Despite this structure, Hill is particularly good at elucidating the complex links between the realms of politics, religion and economics. He covers the differences between Independents and Presbyterians and Levellers and the way religion cut across social and economic divisions, the ties between money and military strength, the links between religion and foreign policy, and so forth.
"The full Puritan programme for the Church involved an administrative revolution with far-reaching consequences for the state. The abolition of Bishops, or their removal from the House of Lords, would have ended 'the dependency of the Church upon the Crown' which, Charles I told his son, 'is the chiefest support of regal authority'."
He also handles broad themes that run through the entire period. Some examples here include the movement of sovereignty from the monarch to Parliament; the changing status of land and money; the laying down of the foundations for economic growth, through relaxation of manufacturing regulation and then trade liberalisation; the development of the financial system; the decline of religion from a central issue to one largely peripheral to politics; and the development of science.
"But the short-run effects of the commercial revolution were the opposite of its long-term stimulus to industry. The Navigation Act's indirect subsidy to shipping, and the great profits of the colonial re-export trade, diverted capital from investment in heavy and capital goods industries. Long voyages had to be financed, overseas fortifications built and maintained, native rulers bribed. Davenant, assessing the annual addition to the national wealth at £2 million, thought that seventy-five percent of this came from colonial and East Indian trades. Only in time would the profits made through the slave and fishing trades, through shipbuilding, through re-export and the industries working for it, spill over into general industrial investment."
And his accounts of military and political events are lucid and succinct.
"When the Long Parliament met, the House of Commons at once impeached Strafford and Laud. Other ministers fled from the country. Strafford was executed in May 1641, under an Act of Attainder which had been substituted for impeachment. A Triennial Act provided for regular meetings of Parliament, with an automatic procedure if the King failed to summon them. An Act was passed against dissolving this Parliament without its own consent. This revolutionary innovation was necessary if loans were to be raised, since only Parliament could inspire confidence. Collection of tunnage and poundage was forbidden without consent of Parliament; the judgement against Hampden and the levying of Ship Money were declared illegal, together with the other non-Parliamentary taxes of the eleven years of personal government. Prerogative courts — Star Chamber, Council of the North and in Wales — and the High Commission were abolished."
Hill makes good use of quotes to illustrate contemporary sentiments.

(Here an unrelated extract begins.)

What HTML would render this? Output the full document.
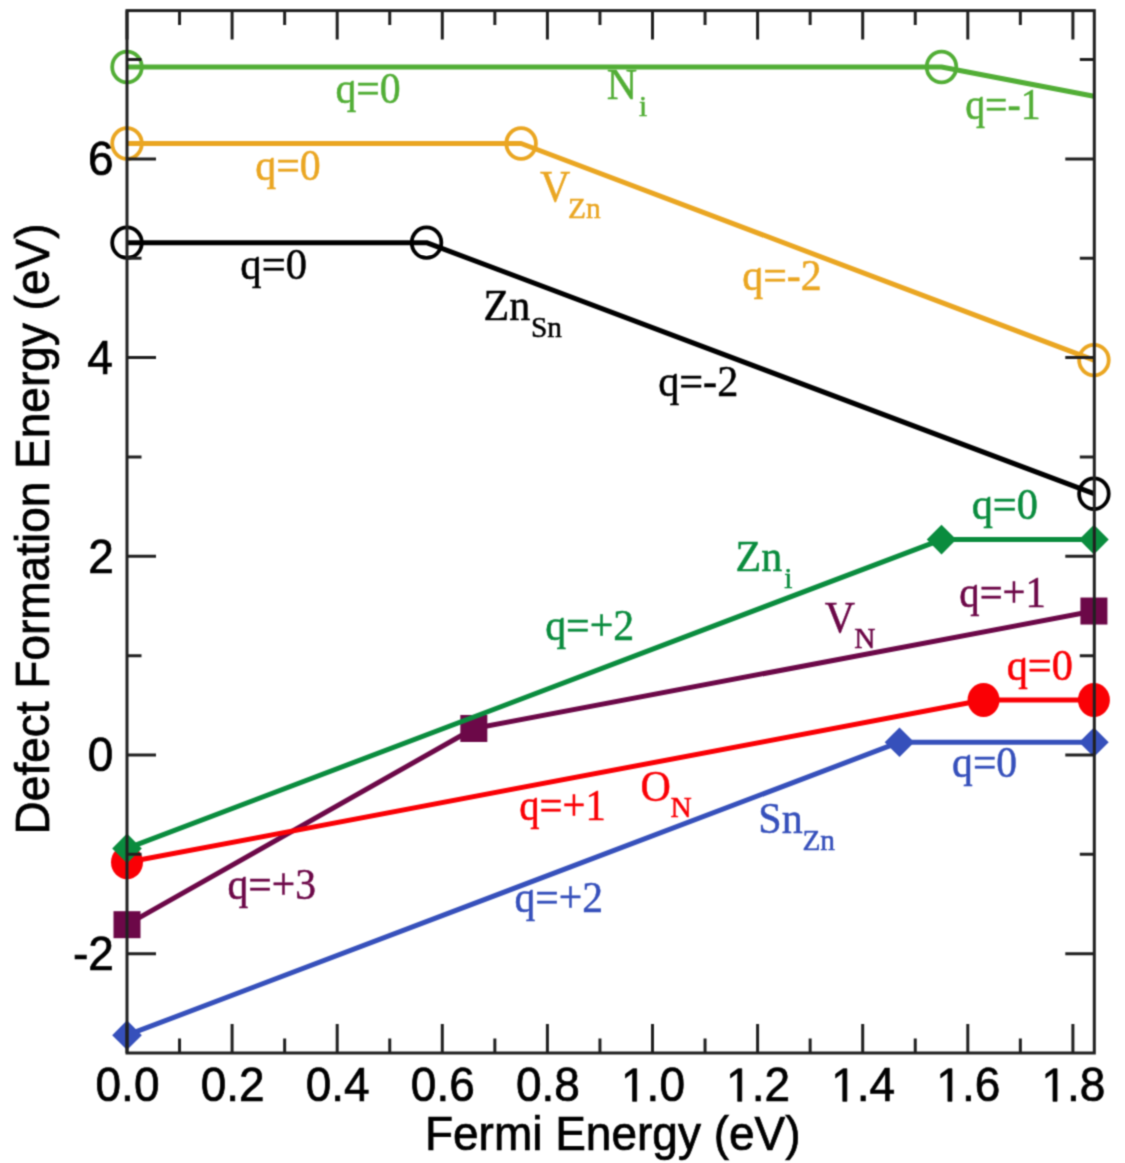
<!DOCTYPE html><html><head><meta charset="utf-8"><style>html,body{margin:0;padding:0;background:#fff;}svg{display:block;}</style></head><body>
<svg width="1125" height="1163" viewBox="0 0 1125 1163">
<defs><filter id="bl" x="0" y="0" width="1125" height="1163" filterUnits="userSpaceOnUse" color-interpolation-filters="sRGB"><feConvolveMatrix order="3" kernelMatrix="0.04000 0.12000 0.04000 0.12000 0.36000 0.12000 0.04000 0.12000 0.04000" divisor="1" edgeMode="duplicate" preserveAlpha="true"/></filter></defs>
<g filter="url(#bl)">
<rect width="1125" height="1163" fill="#fff"/>
<polyline points="127.00,924.69 473.83,728.47 1093.92,611.04" fill="none" stroke="#6c0848" stroke-width="5.0" stroke-linejoin="round"/>
<rect x="113.50" y="911.19" width="27.00" height="27.00" fill="#6c0848"/>
<rect x="460.33" y="714.97" width="27.00" height="27.00" fill="#6c0848"/>
<rect x="1080.42" y="597.54" width="27.00" height="27.00" fill="#6c0848"/>
<polyline points="127.00,862.30 983.56,700.06 1093.92,700.06" fill="none" stroke="#fa0005" stroke-width="5.0" stroke-linejoin="round"/>
<ellipse cx="127.00" cy="862.30" rx="16.0" ry="17.0" fill="#fa0005"/>
<ellipse cx="983.56" cy="700.06" rx="16.0" ry="17.0" fill="#fa0005"/>
<ellipse cx="1093.92" cy="700.06" rx="16.0" ry="17.0" fill="#fa0005"/>
<polyline points="127.00,848.39 941.52,539.61 1093.92,539.61" fill="none" stroke="#0a8c3e" stroke-width="5.0" stroke-linejoin="round"/>
<polygon points="112.20,848.39 127.00,833.59 141.80,848.39 127.00,863.19" fill="#0a8c3e"/>
<polygon points="926.73,539.61 941.52,524.81 956.32,539.61 941.52,554.41" fill="#0a8c3e"/>
<polygon points="1079.12,539.61 1093.92,524.81 1108.72,539.61 1093.92,554.41" fill="#0a8c3e"/>
<polyline points="127.00,1035.17 899.49,742.18 1093.92,742.18" fill="none" stroke="#3650bb" stroke-width="5.0" stroke-linejoin="round"/>
<polygon points="112.20,1035.17 127.00,1020.37 141.80,1035.17 127.00,1049.97" fill="#3650bb"/>
<polygon points="884.69,742.18 899.49,727.38 914.28,742.18 899.49,756.98" fill="#3650bb"/>
<polygon points="1079.12,742.18 1093.92,727.38 1108.72,742.18 1093.92,756.98" fill="#3650bb"/>
<polyline points="127.00,242.65 426.53,242.65 1093.92,493.71" fill="none" stroke="#000000" stroke-width="5.0" stroke-linejoin="round"/>
<ellipse cx="127.00" cy="242.65" rx="14.8" ry="15.3" fill="none" stroke="#000000" stroke-width="3.8"/>
<ellipse cx="426.53" cy="242.65" rx="14.8" ry="15.3" fill="none" stroke="#000000" stroke-width="3.8"/>
<ellipse cx="1093.92" cy="493.71" rx="14.8" ry="15.3" fill="none" stroke="#000000" stroke-width="3.8"/>
<polyline points="127.00,143.50 521.12,143.50 1093.92,360.08" fill="none" stroke="#eaa622" stroke-width="5.0" stroke-linejoin="round"/>
<ellipse cx="127.00" cy="143.50" rx="14.8" ry="15.3" fill="none" stroke="#eaa622" stroke-width="3.8"/>
<ellipse cx="521.12" cy="143.50" rx="14.8" ry="15.3" fill="none" stroke="#eaa622" stroke-width="3.8"/>
<ellipse cx="1093.92" cy="360.08" rx="14.8" ry="15.3" fill="none" stroke="#eaa622" stroke-width="3.8"/>
<polyline points="127.00,67.00 941.52,67.00 1093.92,96.31" fill="none" stroke="#52ae36" stroke-width="5.0" stroke-linejoin="round"/>
<ellipse cx="127.00" cy="67.00" rx="14.8" ry="15.3" fill="none" stroke="#52ae36" stroke-width="3.8"/>
<ellipse cx="941.52" cy="67.00" rx="14.8" ry="15.3" fill="none" stroke="#52ae36" stroke-width="3.8"/>
<path d="M127.00 1053.00L127.00 1024.00 M127.00 10.60L127.00 39.60 M179.55 1053.00L179.55 1038.50 M179.55 10.60L179.55 25.10 M232.10 1053.00L232.10 1024.00 M232.10 10.60L232.10 39.60 M284.65 1053.00L284.65 1038.50 M284.65 10.60L284.65 25.10 M337.20 1053.00L337.20 1024.00 M337.20 10.60L337.20 39.60 M389.75 1053.00L389.75 1038.50 M389.75 10.60L389.75 25.10 M442.30 1053.00L442.30 1024.00 M442.30 10.60L442.30 39.60 M494.85 1053.00L494.85 1038.50 M494.85 10.60L494.85 25.10 M547.40 1053.00L547.40 1024.00 M547.40 10.60L547.40 39.60 M599.95 1053.00L599.95 1038.50 M599.95 10.60L599.95 25.10 M652.50 1053.00L652.50 1024.00 M652.50 10.60L652.50 39.60 M705.05 1053.00L705.05 1038.50 M705.05 10.60L705.05 25.10 M757.60 1053.00L757.60 1024.00 M757.60 10.60L757.60 39.60 M810.15 1053.00L810.15 1038.50 M810.15 10.60L810.15 25.10 M862.70 1053.00L862.70 1024.00 M862.70 10.60L862.70 39.60 M915.25 1053.00L915.25 1038.50 M915.25 10.60L915.25 25.10 M967.80 1053.00L967.80 1024.00 M967.80 10.60L967.80 39.60 M1020.35 1053.00L1020.35 1038.50 M1020.35 10.60L1020.35 25.10 M1072.90 1053.00L1072.90 1024.00 M1072.90 10.60L1072.90 39.60 M127.00 953.70L156.00 953.70 M1094.30 953.70L1065.30 953.70 M127.00 854.35L141.50 854.35 M1094.30 854.35L1079.80 854.35 M127.00 755.00L156.00 755.00 M1094.30 755.00L1065.30 755.00 M127.00 655.65L141.50 655.65 M1094.30 655.65L1079.80 655.65 M127.00 556.30L156.00 556.30 M1094.30 556.30L1065.30 556.30 M127.00 456.95L141.50 456.95 M1094.30 456.95L1079.80 456.95 M127.00 357.60L156.00 357.60 M1094.30 357.60L1065.30 357.60 M127.00 258.25L141.50 258.25 M1094.30 258.25L1079.80 258.25 M127.00 158.90L156.00 158.90 M1094.30 158.90L1065.30 158.90 M127.00 59.55L141.50 59.55 M1094.30 59.55L1079.80 59.55" stroke="#202020" stroke-width="3.0" fill="none"/>
<rect x="127.0" y="10.6" width="967.3" height="1042.4" fill="none" stroke="#202020" stroke-width="3.0"/>
<g font-family='"Liberation Sans", sans-serif' font-size="46" fill="#000" stroke="#000" stroke-width="0.7">
<text transform="translate(95.53,1101.3) scale(1,1.03)">0</text>
<text transform="translate(121.11,1101.3) scale(1,1.03)">.</text>
<text transform="translate(133.89,1101.3) scale(1,1.03)">0</text>
<text transform="translate(200.63,1101.3) scale(1,1.03)">0</text>
<text transform="translate(226.21,1101.3) scale(1,1.03)">.</text>
<text transform="translate(238.99,1101.3) scale(1,1.03)">2</text>
<text transform="translate(305.73,1101.3) scale(1,1.03)">0</text>
<text transform="translate(331.31,1101.3) scale(1,1.03)">.</text>
<text transform="translate(344.09,1101.3) scale(1,1.03)">4</text>
<text transform="translate(410.83,1101.3) scale(1,1.03)">0</text>
<text transform="translate(436.41,1101.3) scale(1,1.03)">.</text>
<text transform="translate(449.19,1101.3) scale(1,1.03)">6</text>
<text transform="translate(515.93,1101.3) scale(1,1.03)">0</text>
<text transform="translate(541.51,1101.3) scale(1,1.03)">.</text>
<text transform="translate(554.29,1101.3) scale(1,1.03)">8</text>
<path transform="translate(621.03,1101.3) scale(0.02246,-0.02313)" d="M515 0H696V1409H530L197 1180V1010L515 1237Z" fill="#000" stroke-width="31.2"/>
<text transform="translate(646.61,1101.3) scale(1,1.03)">.</text>
<text transform="translate(659.39,1101.3) scale(1,1.03)">0</text>
<path transform="translate(726.13,1101.3) scale(0.02246,-0.02313)" d="M515 0H696V1409H530L197 1180V1010L515 1237Z" fill="#000" stroke-width="31.2"/>
<text transform="translate(751.71,1101.3) scale(1,1.03)">.</text>
<text transform="translate(764.49,1101.3) scale(1,1.03)">2</text>
<path transform="translate(831.23,1101.3) scale(0.02246,-0.02313)" d="M515 0H696V1409H530L197 1180V1010L515 1237Z" fill="#000" stroke-width="31.2"/>
<text transform="translate(856.81,1101.3) scale(1,1.03)">.</text>
<text transform="translate(869.59,1101.3) scale(1,1.03)">4</text>
<path transform="translate(936.33,1101.3) scale(0.02246,-0.02313)" d="M515 0H696V1409H530L197 1180V1010L515 1237Z" fill="#000" stroke-width="31.2"/>
<text transform="translate(961.91,1101.3) scale(1,1.03)">.</text>
<text transform="translate(974.69,1101.3) scale(1,1.03)">6</text>
<path transform="translate(1041.43,1101.3) scale(0.02246,-0.02313)" d="M515 0H696V1409H530L197 1180V1010L515 1237Z" fill="#000" stroke-width="31.2"/>
<text transform="translate(1067.01,1101.3) scale(1,1.03)">.</text>
<text transform="translate(1079.79,1101.3) scale(1,1.03)">8</text>
<text transform="translate(72.91,970.24) scale(1,1.03)">-2</text>
<text transform="translate(87.71,771.31) scale(1,1.03)">0</text>
<text transform="translate(88.23,572.84) scale(1,1.03)">2</text>
<text transform="translate(87.26,373.90) scale(1,1.03)">4</text>
<text transform="translate(87.94,175.21) scale(1,1.03)">6</text>
<text transform="translate(424.9,1150.1) scale(1,1.03)">Fermi Energy (eV)</text>
<text transform="translate(48.5,834.4) rotate(-90) scale(1,1.03)">Defect Formation Energy (eV)</text>
</g>
<g font-family='"Liberation Serif", serif'>
<text transform="translate(335.39,103.30) scale(0.9941,1.03)" font-size="42" fill="#52ae36" stroke="#52ae36" stroke-width="0.5">q=0</text>
<text transform="translate(255.19,180.00) scale(0.9973,1.03)" font-size="42" fill="#eaa622" stroke="#eaa622" stroke-width="0.5">q=0</text>
<text transform="translate(240.36,278.70) scale(1.0133,1.03)" font-size="42" fill="#000000" stroke="#000000" stroke-width="0.5">q=0</text>
<text transform="translate(952.10,777.30) scale(0.9909,1.03)" font-size="42" fill="#3650bb" stroke="#3650bb" stroke-width="0.5">q=0</text>
<text transform="translate(1006.67,680.40) scale(1.0085,1.03)" font-size="42" fill="#fa0005" stroke="#fa0005" stroke-width="0.5">q=0</text>
<text transform="translate(971.67,519.20) scale(1.0101,1.03)" font-size="42" fill="#0a8c3e" stroke="#0a8c3e" stroke-width="0.5">q=0</text>
<text transform="translate(965.17,119.10) scale(0.9454,1.03)" font-size="42" fill="#52ae36" stroke="#52ae36" stroke-width="0.5">q=-1</text>
<text transform="translate(742.18,290.10) scale(0.9995,1.03)" font-size="42" fill="#eaa622" stroke="#eaa622" stroke-width="0.5">q=-2</text>
<text transform="translate(658.17,396.30) scale(1.0061,1.03)" font-size="42" fill="#000000" stroke="#000000" stroke-width="0.5">q=-2</text>
<text transform="translate(959.33,607.20) scale(0.9680,1.03)" font-size="42" fill="#6c0848" stroke="#6c0848" stroke-width="0.5">q=+1</text>
<text transform="translate(519.23,820.40) scale(0.9680,1.03)" font-size="42" fill="#fa0005" stroke="#fa0005" stroke-width="0.5">q=+1</text>
<text transform="translate(545.19,639.80) scale(0.9960,1.03)" font-size="42" fill="#0a8c3e" stroke="#0a8c3e" stroke-width="0.5">q=+2</text>
<text transform="translate(514.50,911.60) scale(0.9914,1.03)" font-size="42" fill="#3650bb" stroke="#3650bb" stroke-width="0.5">q=+2</text>
<text transform="translate(227.60,898.50) scale(0.9894,1.03)" font-size="42" fill="#6c0848" stroke="#6c0848" stroke-width="0.5">q=+3</text>
<text transform="translate(606.79,99.10) scale(1.0000,1.03)" font-size="42" fill="#52ae36" stroke="#52ae36" stroke-width="0.5">N</text>
<text transform="translate(638.98,116.00) scale(1.0000,1.03)" font-size="29.4" fill="#52ae36" stroke="#52ae36" stroke-width="0.5">i</text>
<text transform="translate(540.03,201.10) scale(1.0000,1.03)" font-size="42" fill="#eaa622" stroke="#eaa622" stroke-width="0.5">V</text>
<text transform="translate(568.09,218.20) scale(1.0000,1.03)" font-size="29.4" fill="#eaa622" stroke="#eaa622" stroke-width="0.5">Zn</text>
<text transform="translate(483.59,319.60) scale(1.0000,1.03)" font-size="42" fill="#000000" stroke="#000000" stroke-width="0.5">Zn</text>
<text transform="translate(531.03,336.70) scale(1.0000,1.03)" font-size="29.4" fill="#000000" stroke="#000000" stroke-width="0.5">Sn</text>
<text transform="translate(735.49,570.50) scale(1.0000,1.03)" font-size="42" fill="#0a8c3e" stroke="#0a8c3e" stroke-width="0.5">Zn</text>
<text transform="translate(784.18,587.60) scale(1.0000,1.03)" font-size="29.4" fill="#0a8c3e" stroke="#0a8c3e" stroke-width="0.5">i</text>
<text transform="translate(824.83,632.40) scale(1.0000,1.03)" font-size="42" fill="#6c0848" stroke="#6c0848" stroke-width="0.5">V</text>
<text transform="translate(854.35,648.30) scale(1.0000,1.03)" font-size="29.4" fill="#6c0848" stroke="#6c0848" stroke-width="0.5">N</text>
<text transform="translate(640.38,800.50) scale(1.0000,1.03)" font-size="42" fill="#fa0005" stroke="#fa0005" stroke-width="0.5">O</text>
<text transform="translate(670.45,816.90) scale(1.0000,1.03)" font-size="29.4" fill="#fa0005" stroke="#fa0005" stroke-width="0.5">N</text>
<text transform="translate(758.29,833.30) scale(1.0000,1.03)" font-size="42" fill="#3650bb" stroke="#3650bb" stroke-width="0.5">Sn</text>
<text transform="translate(802.39,850.20) scale(1.0000,1.03)" font-size="29.4" fill="#3650bb" stroke="#3650bb" stroke-width="0.5">Zn</text>
</g>
</g>
</svg></body></html>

There are plenty of books covering this period, many of them much more recent — The Century of Revolution was first published in 1961 and only slightly revised in 1980 — but Hill's still stands out and fully deserves its recent reprinting in Routledge Classics. The Century of Revolution is history at its finest, entertaining with its lively narratives and descriptions, thought-provoking in its analysis, and satisfying in its broad sweep — without giving the impression that its interpretations and understandings are final.